→ Dataset

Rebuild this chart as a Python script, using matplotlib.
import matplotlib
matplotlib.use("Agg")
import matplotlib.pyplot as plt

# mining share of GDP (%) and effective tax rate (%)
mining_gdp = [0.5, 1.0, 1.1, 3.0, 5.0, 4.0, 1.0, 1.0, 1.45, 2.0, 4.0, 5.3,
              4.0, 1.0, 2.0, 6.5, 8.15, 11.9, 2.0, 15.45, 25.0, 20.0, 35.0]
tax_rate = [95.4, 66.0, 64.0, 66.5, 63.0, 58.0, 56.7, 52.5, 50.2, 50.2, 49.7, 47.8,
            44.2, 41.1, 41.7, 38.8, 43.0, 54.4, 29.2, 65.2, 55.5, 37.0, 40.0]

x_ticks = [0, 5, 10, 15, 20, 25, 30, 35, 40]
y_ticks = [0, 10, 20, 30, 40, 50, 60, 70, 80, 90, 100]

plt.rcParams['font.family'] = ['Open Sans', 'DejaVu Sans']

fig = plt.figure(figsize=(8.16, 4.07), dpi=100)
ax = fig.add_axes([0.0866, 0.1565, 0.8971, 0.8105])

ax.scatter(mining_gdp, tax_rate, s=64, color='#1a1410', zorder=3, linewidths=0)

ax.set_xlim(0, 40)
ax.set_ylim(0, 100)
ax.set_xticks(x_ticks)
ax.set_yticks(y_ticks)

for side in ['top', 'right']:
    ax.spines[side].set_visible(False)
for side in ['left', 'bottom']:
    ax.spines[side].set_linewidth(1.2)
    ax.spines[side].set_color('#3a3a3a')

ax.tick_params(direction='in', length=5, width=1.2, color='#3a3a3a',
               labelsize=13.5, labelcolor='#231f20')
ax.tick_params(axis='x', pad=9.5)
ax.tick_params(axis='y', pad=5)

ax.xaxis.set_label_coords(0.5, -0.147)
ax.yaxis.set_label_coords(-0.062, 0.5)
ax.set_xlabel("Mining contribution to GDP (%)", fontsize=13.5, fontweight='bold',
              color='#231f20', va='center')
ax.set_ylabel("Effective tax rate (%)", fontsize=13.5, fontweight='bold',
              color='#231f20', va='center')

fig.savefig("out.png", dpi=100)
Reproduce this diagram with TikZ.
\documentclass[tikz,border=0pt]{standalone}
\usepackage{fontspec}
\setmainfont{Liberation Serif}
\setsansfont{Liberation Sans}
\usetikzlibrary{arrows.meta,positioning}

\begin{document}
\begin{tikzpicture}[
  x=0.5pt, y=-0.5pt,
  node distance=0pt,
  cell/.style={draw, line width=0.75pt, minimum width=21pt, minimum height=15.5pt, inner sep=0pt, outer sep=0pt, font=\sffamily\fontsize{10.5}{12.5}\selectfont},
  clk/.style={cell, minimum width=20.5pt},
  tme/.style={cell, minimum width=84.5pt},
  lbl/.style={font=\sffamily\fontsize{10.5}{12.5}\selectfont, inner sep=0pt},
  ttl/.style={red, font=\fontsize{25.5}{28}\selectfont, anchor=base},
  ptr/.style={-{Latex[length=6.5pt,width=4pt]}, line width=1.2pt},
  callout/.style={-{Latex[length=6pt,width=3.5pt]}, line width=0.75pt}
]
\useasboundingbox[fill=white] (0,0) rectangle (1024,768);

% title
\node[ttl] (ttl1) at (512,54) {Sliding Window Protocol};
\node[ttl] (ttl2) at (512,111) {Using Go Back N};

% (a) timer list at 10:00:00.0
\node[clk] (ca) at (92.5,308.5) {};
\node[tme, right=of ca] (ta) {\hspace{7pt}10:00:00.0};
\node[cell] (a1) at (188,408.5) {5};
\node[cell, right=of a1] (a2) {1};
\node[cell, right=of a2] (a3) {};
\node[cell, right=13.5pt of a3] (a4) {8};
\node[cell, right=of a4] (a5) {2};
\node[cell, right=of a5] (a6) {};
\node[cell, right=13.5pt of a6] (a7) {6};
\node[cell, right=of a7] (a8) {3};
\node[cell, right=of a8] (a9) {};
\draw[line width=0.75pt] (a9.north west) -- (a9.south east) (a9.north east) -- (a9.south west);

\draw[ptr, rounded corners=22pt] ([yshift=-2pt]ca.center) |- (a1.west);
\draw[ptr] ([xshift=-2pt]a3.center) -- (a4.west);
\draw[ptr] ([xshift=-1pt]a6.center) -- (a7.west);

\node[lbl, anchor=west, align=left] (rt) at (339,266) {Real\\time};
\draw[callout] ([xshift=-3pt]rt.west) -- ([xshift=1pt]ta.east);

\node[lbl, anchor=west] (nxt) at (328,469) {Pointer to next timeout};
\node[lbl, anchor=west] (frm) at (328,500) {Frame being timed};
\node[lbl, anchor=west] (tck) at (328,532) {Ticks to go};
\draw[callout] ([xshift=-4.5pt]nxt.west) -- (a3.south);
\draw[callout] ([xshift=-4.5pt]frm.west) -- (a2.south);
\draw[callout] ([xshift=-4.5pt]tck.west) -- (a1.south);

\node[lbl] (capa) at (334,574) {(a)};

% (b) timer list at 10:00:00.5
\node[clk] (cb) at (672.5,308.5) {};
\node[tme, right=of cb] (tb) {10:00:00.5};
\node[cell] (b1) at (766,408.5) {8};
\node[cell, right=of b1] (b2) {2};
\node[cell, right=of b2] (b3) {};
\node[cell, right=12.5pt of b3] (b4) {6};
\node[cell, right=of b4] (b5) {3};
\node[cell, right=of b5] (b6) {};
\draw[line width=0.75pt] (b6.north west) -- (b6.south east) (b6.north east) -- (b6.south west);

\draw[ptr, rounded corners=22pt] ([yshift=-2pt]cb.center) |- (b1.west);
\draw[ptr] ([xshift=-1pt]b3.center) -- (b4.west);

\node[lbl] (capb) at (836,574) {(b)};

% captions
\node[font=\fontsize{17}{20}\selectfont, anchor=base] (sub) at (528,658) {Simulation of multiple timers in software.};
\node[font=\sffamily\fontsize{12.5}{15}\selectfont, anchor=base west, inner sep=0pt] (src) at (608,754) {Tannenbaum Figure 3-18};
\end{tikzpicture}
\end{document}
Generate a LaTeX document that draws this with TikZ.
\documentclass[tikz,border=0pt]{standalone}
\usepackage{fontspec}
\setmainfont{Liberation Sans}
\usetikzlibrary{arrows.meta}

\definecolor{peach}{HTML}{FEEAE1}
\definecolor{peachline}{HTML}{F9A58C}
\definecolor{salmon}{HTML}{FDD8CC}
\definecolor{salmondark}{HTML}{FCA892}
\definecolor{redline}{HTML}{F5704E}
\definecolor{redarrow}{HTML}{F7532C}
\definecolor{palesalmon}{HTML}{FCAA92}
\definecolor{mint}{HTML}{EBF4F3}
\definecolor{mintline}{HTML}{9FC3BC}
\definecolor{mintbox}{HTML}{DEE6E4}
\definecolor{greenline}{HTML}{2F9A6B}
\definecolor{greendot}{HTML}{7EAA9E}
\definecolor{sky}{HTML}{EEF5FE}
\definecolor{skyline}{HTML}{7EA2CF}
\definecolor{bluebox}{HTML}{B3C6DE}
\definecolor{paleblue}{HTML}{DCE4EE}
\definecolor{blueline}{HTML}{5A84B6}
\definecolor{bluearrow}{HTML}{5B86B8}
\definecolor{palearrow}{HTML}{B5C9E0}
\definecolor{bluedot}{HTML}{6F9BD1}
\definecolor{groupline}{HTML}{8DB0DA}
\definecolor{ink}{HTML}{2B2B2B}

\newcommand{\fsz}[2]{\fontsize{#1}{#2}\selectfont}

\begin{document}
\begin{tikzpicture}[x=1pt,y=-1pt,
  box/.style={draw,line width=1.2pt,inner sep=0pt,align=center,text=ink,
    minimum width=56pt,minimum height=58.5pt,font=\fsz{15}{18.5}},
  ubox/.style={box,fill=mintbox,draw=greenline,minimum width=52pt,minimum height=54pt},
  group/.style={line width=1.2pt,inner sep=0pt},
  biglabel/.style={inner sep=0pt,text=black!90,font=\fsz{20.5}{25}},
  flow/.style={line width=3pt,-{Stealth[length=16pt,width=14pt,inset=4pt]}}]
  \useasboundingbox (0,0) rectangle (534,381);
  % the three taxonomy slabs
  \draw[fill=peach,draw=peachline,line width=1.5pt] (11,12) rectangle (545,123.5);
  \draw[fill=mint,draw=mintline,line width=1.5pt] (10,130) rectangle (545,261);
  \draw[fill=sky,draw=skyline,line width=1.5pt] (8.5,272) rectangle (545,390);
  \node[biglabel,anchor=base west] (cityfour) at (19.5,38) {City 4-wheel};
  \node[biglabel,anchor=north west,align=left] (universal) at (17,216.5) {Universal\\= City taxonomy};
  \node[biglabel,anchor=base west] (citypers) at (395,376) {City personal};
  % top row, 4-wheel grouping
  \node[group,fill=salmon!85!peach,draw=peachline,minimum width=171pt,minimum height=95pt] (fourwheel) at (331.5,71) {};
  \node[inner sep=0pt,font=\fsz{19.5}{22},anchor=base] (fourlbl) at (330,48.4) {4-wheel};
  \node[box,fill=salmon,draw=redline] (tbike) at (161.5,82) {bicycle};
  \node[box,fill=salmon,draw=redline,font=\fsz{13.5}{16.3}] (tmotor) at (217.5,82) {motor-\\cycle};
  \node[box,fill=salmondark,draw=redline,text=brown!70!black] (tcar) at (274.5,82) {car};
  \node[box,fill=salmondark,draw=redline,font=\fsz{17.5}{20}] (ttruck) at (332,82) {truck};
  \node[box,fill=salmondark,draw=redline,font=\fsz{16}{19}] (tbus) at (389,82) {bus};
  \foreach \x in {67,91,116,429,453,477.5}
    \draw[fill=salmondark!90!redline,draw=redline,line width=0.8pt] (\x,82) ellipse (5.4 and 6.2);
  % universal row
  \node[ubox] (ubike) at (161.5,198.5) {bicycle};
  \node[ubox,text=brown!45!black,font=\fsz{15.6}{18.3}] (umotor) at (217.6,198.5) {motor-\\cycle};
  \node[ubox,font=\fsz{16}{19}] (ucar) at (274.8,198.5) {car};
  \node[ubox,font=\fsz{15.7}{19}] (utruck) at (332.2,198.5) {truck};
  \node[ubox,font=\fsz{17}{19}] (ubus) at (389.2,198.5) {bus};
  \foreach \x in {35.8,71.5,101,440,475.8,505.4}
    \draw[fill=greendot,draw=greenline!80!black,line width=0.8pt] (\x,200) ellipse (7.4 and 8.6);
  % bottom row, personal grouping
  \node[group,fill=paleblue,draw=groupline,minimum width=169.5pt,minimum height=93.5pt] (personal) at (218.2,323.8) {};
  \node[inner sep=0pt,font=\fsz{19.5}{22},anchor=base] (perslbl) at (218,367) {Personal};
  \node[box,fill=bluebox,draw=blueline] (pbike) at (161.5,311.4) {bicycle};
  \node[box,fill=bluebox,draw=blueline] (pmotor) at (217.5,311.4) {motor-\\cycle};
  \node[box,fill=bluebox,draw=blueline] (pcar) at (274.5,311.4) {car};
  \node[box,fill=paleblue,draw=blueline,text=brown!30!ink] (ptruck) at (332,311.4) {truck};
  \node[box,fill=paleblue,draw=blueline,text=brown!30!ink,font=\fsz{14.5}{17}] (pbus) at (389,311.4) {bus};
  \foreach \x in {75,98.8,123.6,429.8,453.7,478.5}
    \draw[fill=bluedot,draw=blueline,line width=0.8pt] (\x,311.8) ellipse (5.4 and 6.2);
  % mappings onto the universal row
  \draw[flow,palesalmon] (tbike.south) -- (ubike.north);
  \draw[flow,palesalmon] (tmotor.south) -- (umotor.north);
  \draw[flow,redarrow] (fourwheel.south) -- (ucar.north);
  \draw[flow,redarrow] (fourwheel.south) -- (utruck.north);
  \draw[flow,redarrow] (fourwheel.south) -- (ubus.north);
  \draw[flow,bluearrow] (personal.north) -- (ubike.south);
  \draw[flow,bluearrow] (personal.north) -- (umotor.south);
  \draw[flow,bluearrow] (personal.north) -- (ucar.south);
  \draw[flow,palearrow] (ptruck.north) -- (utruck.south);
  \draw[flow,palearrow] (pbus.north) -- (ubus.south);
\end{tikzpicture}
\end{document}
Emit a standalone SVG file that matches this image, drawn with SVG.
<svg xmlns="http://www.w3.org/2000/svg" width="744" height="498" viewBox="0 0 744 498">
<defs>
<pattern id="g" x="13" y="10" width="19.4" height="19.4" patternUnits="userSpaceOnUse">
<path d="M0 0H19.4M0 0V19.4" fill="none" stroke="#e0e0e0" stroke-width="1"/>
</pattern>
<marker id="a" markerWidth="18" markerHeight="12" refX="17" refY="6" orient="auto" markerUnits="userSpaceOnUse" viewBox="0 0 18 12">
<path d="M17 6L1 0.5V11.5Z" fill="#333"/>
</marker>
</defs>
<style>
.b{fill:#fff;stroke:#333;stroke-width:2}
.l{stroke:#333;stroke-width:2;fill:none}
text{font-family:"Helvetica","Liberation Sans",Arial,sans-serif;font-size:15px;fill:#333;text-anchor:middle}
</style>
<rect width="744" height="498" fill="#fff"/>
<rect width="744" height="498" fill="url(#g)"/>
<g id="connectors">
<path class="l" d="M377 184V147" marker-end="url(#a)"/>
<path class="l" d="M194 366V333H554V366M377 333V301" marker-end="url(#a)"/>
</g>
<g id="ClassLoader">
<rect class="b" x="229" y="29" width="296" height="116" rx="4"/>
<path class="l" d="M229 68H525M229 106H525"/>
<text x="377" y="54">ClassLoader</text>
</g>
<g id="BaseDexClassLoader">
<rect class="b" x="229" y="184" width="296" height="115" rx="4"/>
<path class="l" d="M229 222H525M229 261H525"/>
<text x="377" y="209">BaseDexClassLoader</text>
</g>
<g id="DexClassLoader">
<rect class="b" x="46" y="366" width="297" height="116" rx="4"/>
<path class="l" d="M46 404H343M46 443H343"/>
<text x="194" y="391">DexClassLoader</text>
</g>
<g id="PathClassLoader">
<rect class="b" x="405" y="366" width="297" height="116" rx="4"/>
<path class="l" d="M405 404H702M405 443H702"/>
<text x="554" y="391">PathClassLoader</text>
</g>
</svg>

→ Set task
Your task is to quote, without any alteration, the lines running from the top of the records to the line that holds "import matplotlib.pyplot as plt", both included.

→ Expected answer
Rebuild this chart as a Python script, using matplotlib.
import matplotlib
matplotlib.use("Agg")
import matplotlib.pyplot as plt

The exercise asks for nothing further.